What Percentage of Suicides Leave a Note?

About one-third of people who die by suicide leave a note. The most comprehensive U.S. data, drawn from nearly 272,000 suicide deaths recorded between 2003 and 2020 in the CDC’s National Violent Death Reporting System, puts the figure at 32.1%. That means roughly two out of three people who die by suicide leave no written explanation behind.

How Rates Differ by Gender

Women who die by suicide are more likely to leave a note than men. In that same dataset of over 270,000 deaths, 38.6% of female decedents left a note compared to 30.2% of male decedents. The reasons behind this gap aren’t fully settled, but it aligns with broader patterns: women are generally more likely to communicate emotional states and relational concerns in writing. When researchers have compared the actual content of notes left by men and women, the themes are largely similar, though men tend to reference specific triggering events more often.

Why Most People Don’t Leave a Note

The absence of a note is far more common than its presence, and there are several reasons for this. Many suicides happen impulsively, during a crisis that unfolds in minutes rather than hours. A person in acute distress may not have the time, clarity, or desire to sit down and write. Alcohol and drugs, which are involved in a significant portion of suicide deaths, further reduce the likelihood of planning a written message.

Some people may feel there’s nothing left to say, or that words can’t capture what they’re experiencing. Others may not want to burden the people they’re leaving behind. Depression itself narrows thinking in ways that can make the act of writing feel pointless or overwhelming. Researchers have found that people with depression who do leave notes are more likely to express difficulty forming close connections and to show rigid, all-or-nothing thinking in their writing.

There’s also no social script that says you’re “supposed to” leave one. Despite how prominently suicide notes appear in movies and television, the reality is that most people simply don’t write them.

What Notes Typically Contain

When notes are left, they tend to fall into a few broad categories. Some are apologetic, expressing regret or sorrow toward loved ones. Some are instructional, covering practical matters like finances, passwords, or funeral wishes. Others attempt to explain the decision, describing emotional pain, hopelessness, or feeling like a burden. A smaller number express anger or blame toward specific people or circumstances.
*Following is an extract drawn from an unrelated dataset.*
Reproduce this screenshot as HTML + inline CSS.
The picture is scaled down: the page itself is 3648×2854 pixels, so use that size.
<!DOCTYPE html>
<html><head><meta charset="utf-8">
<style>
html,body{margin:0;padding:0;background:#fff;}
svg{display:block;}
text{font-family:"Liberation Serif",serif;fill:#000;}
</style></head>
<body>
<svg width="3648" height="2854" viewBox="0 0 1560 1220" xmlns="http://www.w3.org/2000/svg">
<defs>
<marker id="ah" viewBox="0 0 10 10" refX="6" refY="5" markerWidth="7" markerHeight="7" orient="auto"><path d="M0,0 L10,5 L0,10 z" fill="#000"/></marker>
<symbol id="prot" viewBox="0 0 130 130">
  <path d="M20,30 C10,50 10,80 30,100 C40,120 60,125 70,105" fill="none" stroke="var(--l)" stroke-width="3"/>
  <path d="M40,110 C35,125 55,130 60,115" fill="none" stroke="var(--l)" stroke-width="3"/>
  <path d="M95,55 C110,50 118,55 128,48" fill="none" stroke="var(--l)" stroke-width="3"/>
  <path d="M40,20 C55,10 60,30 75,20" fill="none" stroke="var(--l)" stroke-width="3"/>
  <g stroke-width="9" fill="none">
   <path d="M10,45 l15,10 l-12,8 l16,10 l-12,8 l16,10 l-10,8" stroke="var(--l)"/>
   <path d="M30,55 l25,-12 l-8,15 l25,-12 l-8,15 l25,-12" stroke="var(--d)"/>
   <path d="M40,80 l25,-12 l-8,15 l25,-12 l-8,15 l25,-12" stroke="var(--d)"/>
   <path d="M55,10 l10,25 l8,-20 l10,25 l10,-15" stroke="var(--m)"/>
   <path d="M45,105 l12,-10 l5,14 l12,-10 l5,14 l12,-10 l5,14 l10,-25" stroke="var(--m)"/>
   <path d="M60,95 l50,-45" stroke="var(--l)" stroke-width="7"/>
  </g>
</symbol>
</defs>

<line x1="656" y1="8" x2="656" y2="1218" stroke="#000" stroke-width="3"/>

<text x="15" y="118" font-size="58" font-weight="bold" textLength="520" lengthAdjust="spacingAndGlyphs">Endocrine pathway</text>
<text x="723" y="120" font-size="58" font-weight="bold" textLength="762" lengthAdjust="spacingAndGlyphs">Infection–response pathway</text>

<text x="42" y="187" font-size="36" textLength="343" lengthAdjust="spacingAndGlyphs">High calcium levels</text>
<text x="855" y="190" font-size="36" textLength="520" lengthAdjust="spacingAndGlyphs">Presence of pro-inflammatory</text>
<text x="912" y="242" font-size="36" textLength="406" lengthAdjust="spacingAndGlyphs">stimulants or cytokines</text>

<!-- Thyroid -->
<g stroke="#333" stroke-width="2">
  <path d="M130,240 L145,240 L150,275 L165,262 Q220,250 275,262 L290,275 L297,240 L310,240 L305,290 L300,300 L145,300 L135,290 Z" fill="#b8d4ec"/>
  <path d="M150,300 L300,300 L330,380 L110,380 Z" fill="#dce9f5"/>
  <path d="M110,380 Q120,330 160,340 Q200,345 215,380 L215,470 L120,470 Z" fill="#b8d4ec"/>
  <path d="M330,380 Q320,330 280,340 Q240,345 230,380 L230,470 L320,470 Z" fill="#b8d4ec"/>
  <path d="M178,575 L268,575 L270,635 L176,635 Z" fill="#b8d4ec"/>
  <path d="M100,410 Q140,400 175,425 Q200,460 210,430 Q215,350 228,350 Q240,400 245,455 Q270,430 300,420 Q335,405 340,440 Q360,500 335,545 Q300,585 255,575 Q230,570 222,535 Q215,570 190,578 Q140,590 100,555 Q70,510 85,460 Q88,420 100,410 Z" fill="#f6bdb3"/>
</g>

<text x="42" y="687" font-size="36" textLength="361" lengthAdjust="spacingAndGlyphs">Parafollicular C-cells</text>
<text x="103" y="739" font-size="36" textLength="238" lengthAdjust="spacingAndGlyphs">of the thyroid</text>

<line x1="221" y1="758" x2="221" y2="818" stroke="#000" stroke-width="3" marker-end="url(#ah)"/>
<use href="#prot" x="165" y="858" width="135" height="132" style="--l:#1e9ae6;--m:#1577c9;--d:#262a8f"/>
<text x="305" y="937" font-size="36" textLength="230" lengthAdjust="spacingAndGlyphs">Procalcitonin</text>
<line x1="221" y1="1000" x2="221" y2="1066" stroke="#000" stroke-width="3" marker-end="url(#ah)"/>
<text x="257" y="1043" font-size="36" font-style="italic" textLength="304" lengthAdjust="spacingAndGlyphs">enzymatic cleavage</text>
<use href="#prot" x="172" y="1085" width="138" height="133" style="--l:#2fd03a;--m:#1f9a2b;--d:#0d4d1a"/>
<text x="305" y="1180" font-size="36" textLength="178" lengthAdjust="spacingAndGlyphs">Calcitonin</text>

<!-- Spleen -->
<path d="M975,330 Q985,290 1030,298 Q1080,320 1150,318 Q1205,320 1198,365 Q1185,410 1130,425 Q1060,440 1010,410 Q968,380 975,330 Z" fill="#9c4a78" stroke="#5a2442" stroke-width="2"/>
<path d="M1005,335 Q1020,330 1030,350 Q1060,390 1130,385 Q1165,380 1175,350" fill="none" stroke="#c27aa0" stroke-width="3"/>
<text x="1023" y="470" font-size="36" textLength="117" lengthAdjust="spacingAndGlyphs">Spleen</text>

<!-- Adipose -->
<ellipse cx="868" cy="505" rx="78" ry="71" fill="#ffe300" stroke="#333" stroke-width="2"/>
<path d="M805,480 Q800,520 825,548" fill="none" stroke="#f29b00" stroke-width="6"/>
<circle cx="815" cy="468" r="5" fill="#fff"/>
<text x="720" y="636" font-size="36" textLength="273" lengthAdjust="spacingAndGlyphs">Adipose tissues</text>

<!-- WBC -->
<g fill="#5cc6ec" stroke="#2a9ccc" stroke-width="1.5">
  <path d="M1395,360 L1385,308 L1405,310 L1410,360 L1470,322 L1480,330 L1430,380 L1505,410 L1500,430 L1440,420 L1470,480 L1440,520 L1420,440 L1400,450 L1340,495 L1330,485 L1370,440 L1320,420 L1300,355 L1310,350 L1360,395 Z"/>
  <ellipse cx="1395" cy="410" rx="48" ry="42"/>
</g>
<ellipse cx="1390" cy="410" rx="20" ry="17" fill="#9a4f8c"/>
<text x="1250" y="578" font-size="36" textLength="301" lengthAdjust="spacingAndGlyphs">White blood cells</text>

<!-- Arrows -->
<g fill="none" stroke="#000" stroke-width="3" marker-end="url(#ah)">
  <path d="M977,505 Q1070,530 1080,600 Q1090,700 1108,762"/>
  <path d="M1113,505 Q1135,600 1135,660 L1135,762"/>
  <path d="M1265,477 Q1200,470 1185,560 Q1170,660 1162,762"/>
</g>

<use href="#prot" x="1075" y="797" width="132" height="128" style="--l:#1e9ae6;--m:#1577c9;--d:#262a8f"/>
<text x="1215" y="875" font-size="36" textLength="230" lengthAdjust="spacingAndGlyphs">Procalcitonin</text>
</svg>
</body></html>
Many notes contain more than one of these themes. A single note might apologize to a spouse, leave instructions about the house, and try to articulate why the person felt they had no other option. Researchers studying 45 suicide notes alongside coroner’s reports found that the psychological themes in the notes often matched clinical indicators visible in the person’s broader history, suggesting the notes tend to be honest reflections of the person’s mental state rather than performative gestures.

One detail that surprises many people: the word “sorry” appears far less often than expected. In one study of notes from both men and women, only 5% of notes from each group actually contained an apology using that word.

Why the Absence of a Note Matters

The low rate of note-leaving creates a real problem for death investigators. Some medical examiners and coroners have historically required a suicide note to classify a death as a suicide. The CDC has pushed back against this standard, noting that requiring a note effectively guarantees that a large number of actual suicides get classified as something else, typically “undetermined” deaths. As the CDC has stated directly: the absence of evidence of intent is not evidence of absence of intent.

This means official suicide statistics likely undercount the true number of deaths. When a note is present, the classification is straightforward. When it isn’t, the determination depends on other evidence: the method used, the person’s mental health history, recent life events, statements made to others, and the circumstances at the scene. Jurisdictions that rely too heavily on notes as proof of intent will systematically miss cases, particularly among demographics less likely to leave written messages.

What This Means for Survivors

For families and friends left behind, the absence of a note can be one of the most painful aspects of a suicide loss. It’s natural to want an explanation, and when none exists, people often fill the silence with guilt or speculation. Understanding that most people don’t leave notes, and that the reasons have more to do with the nature of crisis and mental illness than with any message to survivors, can help reframe that absence. A missing note doesn’t mean the person didn’t care about the people in their life. It means they were in a state where writing wasn’t possible, or wasn’t something that occurred to them in their final moments.